For owners contemplating a future sale, the key message is what the Budget did not change. The four small business CGT concessions; the 15-year exemption, the 50% active asset reduction, the retirement exemption, and rollover relief, remain fully intact and are not subject to any of the new Budget measures. These are available to businesses that meet the small business test: broadly, an aggregated turnover under $2 million or net assets below $6 million. Together they can substantially reduce, defer, or in qualifying cases eliminate the tax on the gain from selling an eligible business. Businesses above those thresholds, however, do not qualify for these concessions, and it is here that the Budget’s CGT change becomes relevant. From 1st July 2027, the general 50% CGT discount that a larger business would otherwise rely on is replaced by a discount based on inflation, alongside a minimum 30% tax on gains.
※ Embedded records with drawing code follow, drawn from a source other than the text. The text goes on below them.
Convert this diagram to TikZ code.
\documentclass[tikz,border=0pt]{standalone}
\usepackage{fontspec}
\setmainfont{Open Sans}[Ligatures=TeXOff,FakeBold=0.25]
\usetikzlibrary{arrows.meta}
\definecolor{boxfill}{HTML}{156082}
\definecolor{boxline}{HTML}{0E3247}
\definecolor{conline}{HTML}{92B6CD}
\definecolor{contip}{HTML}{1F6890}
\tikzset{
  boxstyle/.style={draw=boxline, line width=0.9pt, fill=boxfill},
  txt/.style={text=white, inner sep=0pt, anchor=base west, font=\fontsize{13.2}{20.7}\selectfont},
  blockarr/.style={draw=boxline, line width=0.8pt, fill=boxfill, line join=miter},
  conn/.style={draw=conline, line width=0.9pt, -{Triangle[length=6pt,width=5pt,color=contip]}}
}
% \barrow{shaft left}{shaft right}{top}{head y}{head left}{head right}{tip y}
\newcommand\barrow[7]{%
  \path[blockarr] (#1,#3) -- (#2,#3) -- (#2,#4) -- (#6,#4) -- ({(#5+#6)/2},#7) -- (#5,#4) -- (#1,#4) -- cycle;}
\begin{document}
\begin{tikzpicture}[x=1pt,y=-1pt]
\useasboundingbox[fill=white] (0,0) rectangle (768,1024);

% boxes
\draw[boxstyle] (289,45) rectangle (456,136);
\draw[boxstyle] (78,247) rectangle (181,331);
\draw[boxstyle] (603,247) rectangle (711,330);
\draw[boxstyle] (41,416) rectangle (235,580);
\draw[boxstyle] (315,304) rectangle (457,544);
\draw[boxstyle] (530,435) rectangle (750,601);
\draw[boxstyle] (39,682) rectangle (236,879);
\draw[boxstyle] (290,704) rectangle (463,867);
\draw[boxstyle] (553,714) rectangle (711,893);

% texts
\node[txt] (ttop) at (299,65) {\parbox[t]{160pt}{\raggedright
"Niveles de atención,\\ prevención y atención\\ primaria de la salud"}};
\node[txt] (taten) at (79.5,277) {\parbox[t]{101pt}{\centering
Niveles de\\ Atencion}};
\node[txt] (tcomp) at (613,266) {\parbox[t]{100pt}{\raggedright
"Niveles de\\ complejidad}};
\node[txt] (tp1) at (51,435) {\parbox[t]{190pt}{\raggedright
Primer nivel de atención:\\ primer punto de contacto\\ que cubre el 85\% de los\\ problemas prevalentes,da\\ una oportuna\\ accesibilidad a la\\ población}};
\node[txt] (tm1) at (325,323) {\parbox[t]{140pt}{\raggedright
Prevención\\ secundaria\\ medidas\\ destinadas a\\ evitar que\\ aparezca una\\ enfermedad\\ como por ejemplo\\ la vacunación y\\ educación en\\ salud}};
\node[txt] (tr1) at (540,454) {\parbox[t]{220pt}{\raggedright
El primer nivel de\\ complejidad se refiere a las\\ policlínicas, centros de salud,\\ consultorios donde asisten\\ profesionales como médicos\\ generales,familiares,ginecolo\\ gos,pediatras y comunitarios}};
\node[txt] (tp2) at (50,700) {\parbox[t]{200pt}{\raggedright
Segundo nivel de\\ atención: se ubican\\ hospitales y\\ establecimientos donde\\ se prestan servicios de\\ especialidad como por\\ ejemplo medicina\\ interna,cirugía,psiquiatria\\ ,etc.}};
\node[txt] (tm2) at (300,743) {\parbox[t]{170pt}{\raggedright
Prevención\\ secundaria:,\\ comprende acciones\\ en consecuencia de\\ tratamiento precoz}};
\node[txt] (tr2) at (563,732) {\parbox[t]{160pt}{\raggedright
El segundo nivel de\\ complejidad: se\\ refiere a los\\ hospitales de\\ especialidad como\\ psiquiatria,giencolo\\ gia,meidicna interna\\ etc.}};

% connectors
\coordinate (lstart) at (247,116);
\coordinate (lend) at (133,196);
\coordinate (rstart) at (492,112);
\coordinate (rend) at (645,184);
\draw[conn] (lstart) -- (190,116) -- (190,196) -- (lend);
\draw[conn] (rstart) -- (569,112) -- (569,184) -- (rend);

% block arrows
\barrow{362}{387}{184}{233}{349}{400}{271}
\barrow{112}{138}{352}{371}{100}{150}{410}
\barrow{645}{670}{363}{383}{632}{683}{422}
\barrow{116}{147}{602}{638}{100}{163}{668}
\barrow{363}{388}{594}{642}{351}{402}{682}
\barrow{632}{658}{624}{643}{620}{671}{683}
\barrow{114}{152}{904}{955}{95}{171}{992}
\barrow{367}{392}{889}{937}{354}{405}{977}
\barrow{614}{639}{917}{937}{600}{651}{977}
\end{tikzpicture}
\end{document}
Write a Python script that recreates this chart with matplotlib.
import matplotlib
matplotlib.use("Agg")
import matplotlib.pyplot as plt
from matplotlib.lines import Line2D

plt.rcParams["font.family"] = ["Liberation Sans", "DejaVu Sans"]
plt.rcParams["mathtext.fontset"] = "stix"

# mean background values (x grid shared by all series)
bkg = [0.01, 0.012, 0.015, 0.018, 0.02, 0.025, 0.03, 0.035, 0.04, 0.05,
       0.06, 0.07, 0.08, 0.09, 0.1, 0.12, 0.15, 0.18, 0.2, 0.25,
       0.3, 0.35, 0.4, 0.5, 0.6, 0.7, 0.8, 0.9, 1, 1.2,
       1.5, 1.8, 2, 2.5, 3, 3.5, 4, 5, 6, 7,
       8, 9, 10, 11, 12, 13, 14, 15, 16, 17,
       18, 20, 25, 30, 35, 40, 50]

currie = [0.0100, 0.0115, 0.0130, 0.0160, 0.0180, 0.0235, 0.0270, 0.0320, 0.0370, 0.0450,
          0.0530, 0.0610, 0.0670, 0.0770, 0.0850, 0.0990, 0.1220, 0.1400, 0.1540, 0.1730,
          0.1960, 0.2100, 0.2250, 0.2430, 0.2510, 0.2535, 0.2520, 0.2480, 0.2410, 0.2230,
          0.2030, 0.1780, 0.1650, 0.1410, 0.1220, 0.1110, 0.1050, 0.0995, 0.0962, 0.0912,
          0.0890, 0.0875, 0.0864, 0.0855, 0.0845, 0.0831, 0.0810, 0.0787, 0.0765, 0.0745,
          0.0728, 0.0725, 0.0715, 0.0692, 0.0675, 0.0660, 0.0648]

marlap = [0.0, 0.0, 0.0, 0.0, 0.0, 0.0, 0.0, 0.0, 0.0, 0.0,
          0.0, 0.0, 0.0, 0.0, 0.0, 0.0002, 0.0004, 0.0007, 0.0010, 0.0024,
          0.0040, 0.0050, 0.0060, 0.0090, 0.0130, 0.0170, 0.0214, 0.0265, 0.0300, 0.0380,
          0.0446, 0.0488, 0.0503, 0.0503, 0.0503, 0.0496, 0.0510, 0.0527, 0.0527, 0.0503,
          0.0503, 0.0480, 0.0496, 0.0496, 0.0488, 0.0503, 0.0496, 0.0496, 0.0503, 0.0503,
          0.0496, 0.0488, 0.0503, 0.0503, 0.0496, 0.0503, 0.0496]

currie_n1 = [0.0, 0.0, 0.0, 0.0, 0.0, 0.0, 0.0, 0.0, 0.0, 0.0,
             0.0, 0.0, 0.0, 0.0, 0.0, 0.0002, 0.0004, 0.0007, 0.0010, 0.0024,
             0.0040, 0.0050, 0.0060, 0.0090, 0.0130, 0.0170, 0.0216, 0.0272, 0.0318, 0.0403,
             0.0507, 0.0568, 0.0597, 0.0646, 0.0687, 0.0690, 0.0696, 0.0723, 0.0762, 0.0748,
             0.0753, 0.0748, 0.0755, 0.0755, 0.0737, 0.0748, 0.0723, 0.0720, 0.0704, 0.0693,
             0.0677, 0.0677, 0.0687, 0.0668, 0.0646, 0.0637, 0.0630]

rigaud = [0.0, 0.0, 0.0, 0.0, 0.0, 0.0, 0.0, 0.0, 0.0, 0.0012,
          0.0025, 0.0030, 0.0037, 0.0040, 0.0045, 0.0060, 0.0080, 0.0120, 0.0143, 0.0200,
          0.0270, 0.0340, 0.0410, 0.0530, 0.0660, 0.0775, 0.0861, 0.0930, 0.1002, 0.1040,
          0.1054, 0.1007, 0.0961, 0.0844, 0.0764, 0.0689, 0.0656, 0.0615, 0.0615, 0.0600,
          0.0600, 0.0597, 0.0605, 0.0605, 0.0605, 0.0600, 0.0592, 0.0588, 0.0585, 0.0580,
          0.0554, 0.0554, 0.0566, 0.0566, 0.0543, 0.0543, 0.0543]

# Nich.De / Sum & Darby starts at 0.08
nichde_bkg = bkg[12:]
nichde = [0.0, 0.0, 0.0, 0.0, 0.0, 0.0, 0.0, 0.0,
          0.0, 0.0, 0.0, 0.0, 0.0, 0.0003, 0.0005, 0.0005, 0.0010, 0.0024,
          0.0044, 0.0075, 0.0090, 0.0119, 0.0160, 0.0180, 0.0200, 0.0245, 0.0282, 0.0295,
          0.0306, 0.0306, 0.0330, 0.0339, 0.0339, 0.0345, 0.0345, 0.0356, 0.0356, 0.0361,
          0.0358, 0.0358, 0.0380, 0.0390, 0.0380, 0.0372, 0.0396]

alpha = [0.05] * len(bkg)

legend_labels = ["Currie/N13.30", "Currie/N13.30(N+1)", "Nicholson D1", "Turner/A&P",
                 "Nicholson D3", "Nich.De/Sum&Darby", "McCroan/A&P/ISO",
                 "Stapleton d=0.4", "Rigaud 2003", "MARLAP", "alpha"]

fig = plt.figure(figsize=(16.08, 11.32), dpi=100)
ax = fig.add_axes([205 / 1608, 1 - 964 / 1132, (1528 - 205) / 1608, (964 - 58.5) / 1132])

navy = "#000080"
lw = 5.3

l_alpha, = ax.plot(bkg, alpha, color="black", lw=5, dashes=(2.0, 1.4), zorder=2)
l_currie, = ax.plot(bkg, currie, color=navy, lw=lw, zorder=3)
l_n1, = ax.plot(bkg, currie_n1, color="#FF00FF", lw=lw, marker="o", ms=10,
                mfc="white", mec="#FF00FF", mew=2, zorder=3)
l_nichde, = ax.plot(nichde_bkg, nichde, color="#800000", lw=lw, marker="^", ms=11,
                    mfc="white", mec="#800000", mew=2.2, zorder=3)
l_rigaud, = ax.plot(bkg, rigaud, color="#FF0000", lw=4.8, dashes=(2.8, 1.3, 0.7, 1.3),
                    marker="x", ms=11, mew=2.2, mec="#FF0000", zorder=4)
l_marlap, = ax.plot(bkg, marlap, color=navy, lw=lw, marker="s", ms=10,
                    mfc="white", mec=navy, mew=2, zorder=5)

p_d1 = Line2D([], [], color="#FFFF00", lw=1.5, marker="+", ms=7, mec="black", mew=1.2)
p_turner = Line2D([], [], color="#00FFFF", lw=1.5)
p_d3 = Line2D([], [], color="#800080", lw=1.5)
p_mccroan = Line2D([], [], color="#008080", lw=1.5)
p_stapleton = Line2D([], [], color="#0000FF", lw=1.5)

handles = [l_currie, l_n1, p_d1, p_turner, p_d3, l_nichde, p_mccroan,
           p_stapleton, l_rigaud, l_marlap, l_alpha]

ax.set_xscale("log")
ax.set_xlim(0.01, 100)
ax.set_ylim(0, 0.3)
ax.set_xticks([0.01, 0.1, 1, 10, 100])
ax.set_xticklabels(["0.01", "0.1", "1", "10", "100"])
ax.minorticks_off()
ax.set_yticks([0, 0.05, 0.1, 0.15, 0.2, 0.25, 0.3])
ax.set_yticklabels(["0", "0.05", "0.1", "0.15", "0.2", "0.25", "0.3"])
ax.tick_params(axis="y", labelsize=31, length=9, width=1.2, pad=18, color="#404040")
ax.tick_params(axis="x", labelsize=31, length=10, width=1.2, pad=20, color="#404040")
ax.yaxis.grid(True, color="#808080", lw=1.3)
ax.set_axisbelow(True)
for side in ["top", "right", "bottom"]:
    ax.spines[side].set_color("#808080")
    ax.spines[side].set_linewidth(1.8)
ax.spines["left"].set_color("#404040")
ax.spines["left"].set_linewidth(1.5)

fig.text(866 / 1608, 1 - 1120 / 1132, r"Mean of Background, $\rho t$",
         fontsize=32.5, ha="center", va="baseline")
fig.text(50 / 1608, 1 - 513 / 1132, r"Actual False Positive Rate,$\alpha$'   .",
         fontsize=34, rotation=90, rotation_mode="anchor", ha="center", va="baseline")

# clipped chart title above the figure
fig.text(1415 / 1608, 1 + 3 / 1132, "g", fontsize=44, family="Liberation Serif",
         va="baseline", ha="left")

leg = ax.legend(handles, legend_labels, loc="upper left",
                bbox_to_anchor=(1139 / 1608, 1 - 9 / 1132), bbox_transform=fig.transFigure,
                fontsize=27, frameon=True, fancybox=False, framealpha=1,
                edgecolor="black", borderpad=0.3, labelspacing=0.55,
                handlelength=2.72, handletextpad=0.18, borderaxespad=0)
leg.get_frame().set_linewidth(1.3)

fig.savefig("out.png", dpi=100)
In practice, this can increase the tax payable on the sale of a mid-market business that sits outside the small business thresholds, so owners in this position should model their after-tax outcome under the new settings well ahead of any transaction rather than assuming it is unchanged.

The Budget provides tools, not judgment. The firms positioned to benefit most will not be those who respond to it at year-end, but those who integrate it into their financial and strategic plan from the outset. The clear message for business owners is to engage their accountants and advisers on tax planning now, rather than waiting until year-end to discover what was available.